Madame la Directrice,

Monsieur le Maire,

Monsieur le Député,

Monsieur le Préfet,

Monsieur le Premier Président,

Monsieur le Procureur Général,

Monsieur le Directeur,

Mesdames et Messieurs les éducateurs et directeurs de service en formation,

Vous avez choisi de travailler avec des jeunes, confrontés à de graves difficultés d’insertion sociale, souvent auteurs d’infractions pénales, en manque de repère.

Eduquer, c’est refuser la fatalité.

Eduquer ces jeunes, c’est refuser l’idée que mal partis dans la vie, ils seraient condamnés à demeurer un danger pour eux-mêmes et pour autrui.

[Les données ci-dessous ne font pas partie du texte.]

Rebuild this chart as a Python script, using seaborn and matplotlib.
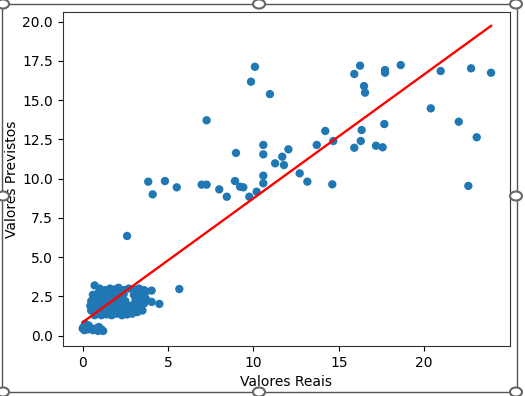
import matplotlib
matplotlib.use("Agg")
import matplotlib.pyplot as plt
from matplotlib.patches import Rectangle, Circle
import seaborn as sns
import pandas as pd

# ---- data: actual (x) vs predicted (y) ----
real_low = [0.05, 0.10, 0.20, 0.30, 0.45, 0.60, 0.75, 0.90, 1.10, 1.20, 0.15, 0.00, 0.35, 0.95]
pred_low = [0.55, 0.35, 0.60, 0.40, 0.50, 0.35, 0.45, 0.30, 0.40, 0.30, 0.75, 0.45, 0.65, 0.55]

real_cluster = [0.7, 1.0, 1.3, 1.6, 1.9, 2.1, 2.4, 2.7, 3.0, 3.3, 3.6, 3.7,
                0.6, 0.9, 1.2, 1.5, 1.8, 2.1, 2.4, 3.0, 3.3, 3.6,
                0.5, 0.7, 1.0, 1.3, 1.6, 1.9, 2.2, 2.5, 3.1, 3.4, 3.7,
                0.45, 0.6, 0.9, 1.2, 1.5, 1.8, 2.1, 2.4, 2.7, 3.0, 3.3, 3.6,
                0.5, 0.7, 0.9, 1.2, 1.5, 1.8, 2.1, 2.4, 2.7, 3.0, 3.3, 3.5,
                0.7, 0.9, 1.1, 1.4, 1.7, 2.0, 2.3, 2.6, 2.9, 3.2,
                4.04, 4.04, 4.49, 5.66, 2.6]
pred_cluster = [3.20, 3.00, 2.90, 3.00, 2.95, 3.05, 2.90, 3.00, 2.95, 3.00, 2.90, 2.80,
                2.60, 2.70, 2.60, 2.55, 2.70, 2.60, 2.65, 2.60, 2.55, 2.60,
                2.20, 2.30, 2.35, 2.25, 2.30, 2.40, 2.30, 2.20, 2.30, 2.25, 2.35,
                1.90, 2.00, 1.95, 2.05, 1.90, 2.00, 1.95, 2.05, 1.90, 2.00, 1.95, 2.05,
                1.60, 1.70, 1.60, 1.65, 1.70, 1.60, 1.65, 1.70, 1.60, 1.65, 1.70, 1.60,
                1.30, 1.40, 1.30, 1.35, 1.30, 1.40, 1.30, 1.35, 1.40, 1.50,
                2.87, 2.15, 2.02, 2.97, 6.35]

real_mid = [3.84, 4.82, 4.10, 5.51, 6.97, 7.26, 7.26, 8.00, 8.44, 8.92, 8.98,
            9.22, 9.41, 9.76, 9.86, 10.09, 10.19, 10.58, 10.58, 10.58, 10.58, 10.97,
            11.27, 11.69, 11.79, 12.05, 12.71, 13.16, 13.71, 14.21, 14.62, 14.68]
pred_mid = [9.81, 9.85, 9.00, 9.45, 9.62, 9.62, 13.72, 9.32, 8.85, 9.85, 11.64,
            9.49, 9.45, 8.85, 16.18, 17.13, 9.17, 12.15, 11.55, 10.19, 9.71, 15.39,
            10.98, 11.40, 10.87, 11.87, 10.34, 9.81, 12.15, 13.04, 9.64, 12.40]

real_high = [15.91, 15.91, 16.25, 16.29, 16.34, 16.48, 16.54, 17.18, 17.57, 17.67,
             17.71, 17.71, 18.63, 20.39, 20.97, 22.03, 22.59, 22.75, 23.08, 23.92]
pred_high = [16.67, 11.97, 17.20, 12.40, 13.10, 15.90, 15.48, 12.10, 12.00, 13.48,
             16.92, 16.75, 17.24, 14.48, 16.86, 13.63, 9.54, 17.03, 12.64, 16.75]

# fitted regression line endpoints
line_x = [0.0, 23.92]
line_y = [0.85, 19.74]

df = pd.DataFrame({
    "real": real_low + real_cluster + real_mid + real_high,
    "pred": pred_low + pred_cluster + pred_mid + pred_high,
})
line_df = pd.DataFrame({"x": line_x, "y": line_y})

fig = plt.figure(figsize=(5.25, 3.96), dpi=100)
W, H = 525, 396
ax = fig.add_axes([62.7 / W, 1 - 346 / H, (510 - 62.7) / W, (346 - 12) / H])

sns.scatterplot(data=df, x="real", y="pred", ax=ax, color="#1f77b4",
                s=36, linewidth=0, edgecolor="none", zorder=2)
sns.lineplot(data=line_df, x="x", y="y", ax=ax, color="red", linewidth=1.7, zorder=3)

ax.set_xlabel("Valores Reais", fontsize=10)
ax.set_ylabel("Valores Previstos", fontsize=10, labelpad=2)
ax.set_xticks([0, 5, 10, 15, 20])
ax.set_yticks([0, 2.5, 5, 7.5, 10, 12.5, 15, 17.5, 20])
ax.set_yticklabels([f"{v:.1f}" for v in [0, 2.5, 5, 7.5, 10, 12.5, 15, 17.5, 20]])
ax.set_xlim(-1.17, 25.03)
ax.set_ylim(-0.66, 20.62)
for sp in ax.spines.values():
    sp.set_color("#333333")

# screenshot selection frame and handles
fig.patches.append(Rectangle((2 / W, 1 - 391.5 / H), (516.5 - 2) / W, (391.5 - 3.5) / H,
                             transform=fig.transFigure, fill=False,
                             edgecolor="#555555", linewidth=1.0, zorder=10))
for (px, py) in [(3, 4), (259, 4), (516, 4), (516, 196), (3, 392), (259, 392), (516, 392), (3, 196)]:
    fig.patches.append(Circle((px / W, 1 - py / H), 6 / W, transform=fig.transFigure,
                              facecolor="white", edgecolor="#666666", linewidth=1.5, zorder=11))

fig.savefig("out.png", dpi=100)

Refuser l’inhumanité qui dénierait le droit à une deuxième chance, celle que leur famille n’ont pas su ou pu leur donner.

Mesdames et messieurs,

Pour lutter contre la récidive, la protection judiciaire de la jeunesse fait le pari de l’éducation.

Pour réussir, elle doit pouvoir compter sur des éducateurs engagés, pleinement conscients de leurs responsabilités, fiers de leur métier (I).

Elle doit bénéficier d’un encadrement législatif adapté aux spécificités de la Justice des mineurs (II).

Mesdames et Messieurs les éducateurs en formation,

Vous avez réussi un concours difficile. Je vous en félicite.

Je salue aussi ceux d’entre vous qui ont rejoint la classe préparatoire intégrée. Je leur souhaite bonne chance pour les échéances à venir.

 

I. Tous, vous avez voulu devenir éducateurs de la protection judiciaire de la jeunesse.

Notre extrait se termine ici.